Small Space Strategies

You don't need an acre. You don't even need a yard.

Espalier is an ancient technique where you train a fruit tree to grow flat against a wall or fence. It looks incredibly fancy—like something out of a French chateau—but it’s actually just a clever way to get a lot of fruit out of a tiny footprint. It also keeps the fruit off the ground and makes it way easier to harvest.

Then there’s the "fruit hedge." Instead of planting a boring boxwood or privet fence, why not plant blueberries or honeyberries? You get privacy, and you get snacks.

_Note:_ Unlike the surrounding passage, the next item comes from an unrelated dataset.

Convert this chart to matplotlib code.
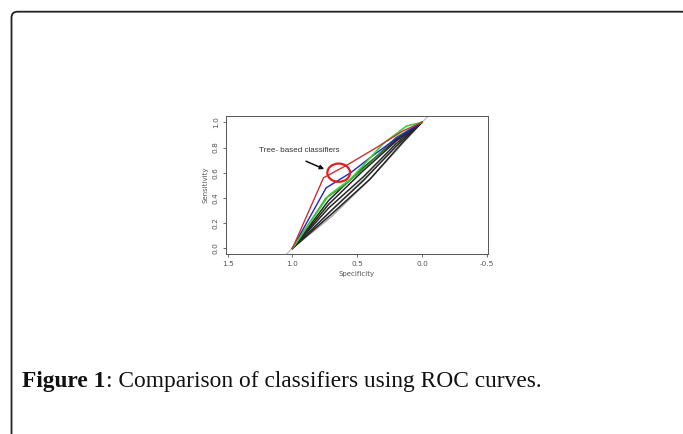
import matplotlib
matplotlib.use('Agg')

import matplotlib.pyplot as plt
from matplotlib.patches import FancyBboxPatch, Ellipse


# ROC curves as (specificity, sensitivity) points
red_spec = [1.0, 0.76, 0.58, 0.35, 0.15, 0.0]
red_sens = [0.0, 0.56, 0.66, 0.80, 0.93, 1.0]

blue_spec = [1.0, 0.74, 0.55, 0.40, 0.20, 0.0]
blue_sens = [0.0, 0.48, 0.60, 0.72, 0.87, 1.0]

green_spec = [1.0, 0.72, 0.55, 0.30, 0.12, 0.0]
green_sens = [0.0, 0.42, 0.55, 0.83, 0.97, 1.0]

green2_spec = [1.0, 0.74, 0.60, 0.40, 0.20, 0.0]
green2_sens = [0.0, 0.40, 0.50, 0.68, 0.88, 1.0]

black_curves = [
    ([1.0, 0.72, 0.50, 0.20, 0.0], [0.0, 0.38, 0.60, 0.86, 1.0]),
    ([1.0, 0.72, 0.47, 0.20, 0.0], [0.0, 0.35, 0.60, 0.85, 1.0]),
    ([1.0, 0.72, 0.45, 0.20, 0.0], [0.0, 0.32, 0.57, 0.83, 1.0]),
    ([1.0, 0.70, 0.45, 0.20, 0.0], [0.0, 0.30, 0.54, 0.81, 1.0]),
    ([1.0, 0.70, 0.40, 0.15, 0.0], [0.0, 0.27, 0.55, 0.84, 1.0]),
]
grey_spec = [1.0, 0.70, 0.40, 0.0]
grey_sens = [0.0, 0.25, 0.55, 1.0]

x_ticks = [1.5, 1.0, 0.5, 0.0, -0.5]
x_ticklabels = ["1.5", "1.0", "0.5", "0.0", "-0.5"]
y_ticks = [0.0, 0.2, 0.4, 0.6, 0.8, 1.0]
y_ticklabels = ["0.0", "0.2", "0.4", "0.6", "0.8", "1.0"]

caption_bold = "Figure 1"
caption_rest = ": Comparison of classifiers using ROC curves."
note_text = "Tree- based classifiers"


fig = plt.figure(figsize=(6.83, 4.34), dpi=100)

# page-like frame and caption, drawn in pixel units
bg = fig.add_axes([0, 0, 1, 1])
bg.set_xlim(0, 683)
bg.set_ylim(434, 0)
bg.axis('off')
frame = FancyBboxPatch((11.5, 11.7), 676, 450,
                       boxstyle="round,pad=0,rounding_size=6",
                       fill=False, lw=1.3, ec='#222222')
bg.add_patch(frame)
t1 = bg.text(22.5, 387, caption_bold, fontsize=16.8, fontweight='bold',
             family='Liberation Serif', color='#111111', va='baseline')
bg.annotate(caption_rest, xy=(1, 0), xycoords=t1, va='bottom',
            fontsize=16.8, family='Liberation Serif', color='#111111')

ax = fig.add_axes([225.5 / 683, 1 - 254 / 434, (488 - 225.5) / 683, (254 - 116) / 434])
ax.set_xlim(1.517, -0.51)
ax.set_ylim(-0.045, 1.05)

ax.axline((1.0, 0.0), (0.0, 1.0), color='#c4c4c4', lw=1.0, zorder=1)
ax.plot(grey_spec, grey_sens, color='#a8a8a8', lw=1.0)
for spec, sens in black_curves:
    ax.plot(spec, sens, color='#262626', lw=1.1)
ax.plot(green2_spec, green2_sens, color='#2e8b2e', lw=1.1)
ax.plot(blue_spec, blue_sens, color='#2323c8', lw=1.0)
ax.plot(green_spec, green_sens, color='#3ccf3c', lw=1.2)
ax.plot(red_spec, red_sens, color='#c83232', lw=1.0)

ax.add_patch(Ellipse((0.643, 0.60), 0.175, 0.145, fill=False, ec='#e02020', lw=1.6, zorder=5))
ax.annotate("", xy=(0.735, 0.62), xytext=(0.915, 0.70),
            arrowprops=dict(arrowstyle='-|>', color='#111111', lw=1.1, mutation_scale=6))
ax.text(1.26, 0.775, note_text, fontsize=5.8, family='Liberation Sans',
        color='#333333', va='center', ha='left')

ax.set_xticks(x_ticks)
ax.set_xticklabels(x_ticklabels)
ax.set_yticks(y_ticks)
ax.set_yticklabels(y_ticklabels, rotation=90, va='center')
ax.tick_params(labelsize=5.3, length=2.2, width=0.6, colors='#555555', pad=2.5)
for s in ax.spines.values():
    s.set_linewidth(0.7)
    s.set_color('#555555')
ax.set_xlabel("Specificity", fontsize=5.0, color='#555555', labelpad=3)
ax.set_ylabel("Sensitivity", fontsize=5.0, color='#555555', labelpad=3)

plt.savefig("out.png", dpi=100)
plt.close()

It’s a win-win.

Actionable Steps for Your First Harvest

If you're ready to stop eating grocery store "fakes" and start enjoying real fruits that grow in a garden, here is exactly how you start without losing your mind or your paycheck:

  1. Test your soil first. Don't guess. Buy a $20 test kit or send a sample to your local university extension office. If you have alkaline soil and you plant blueberries, you're just burning money.
  2. Pick one "Easy" fruit. Blackberries (thornless ones!) or strawberries are the best entry points. They provide a high "ROI" for very little technical skill.
  3. Check your Hardiness Zone. If you're in Zone 4, don't try to grow a lemon tree outside. It sounds obvious, but the temptation to "stretch" the zone is real. Stick to what wants to grow in your climate.
  4. Mulch like your life depends on it. Fruit plants hate "wet feet" but they also hate drying out. A thick layer of wood chips or straw keeps the roots cool and the moisture consistent.
  5. Prune in the winter. Most people are afraid to cut their plants. But fruit grows on "new" wood for many species. Pruning isn't hurting the plant; it’s telling the plant where to put its energy.

Growing your own food is a radical act of self-reliance. It’s also the only way to ensure you actually know what a real strawberry tastes like. Get some dirt under your fingernails. It's worth it.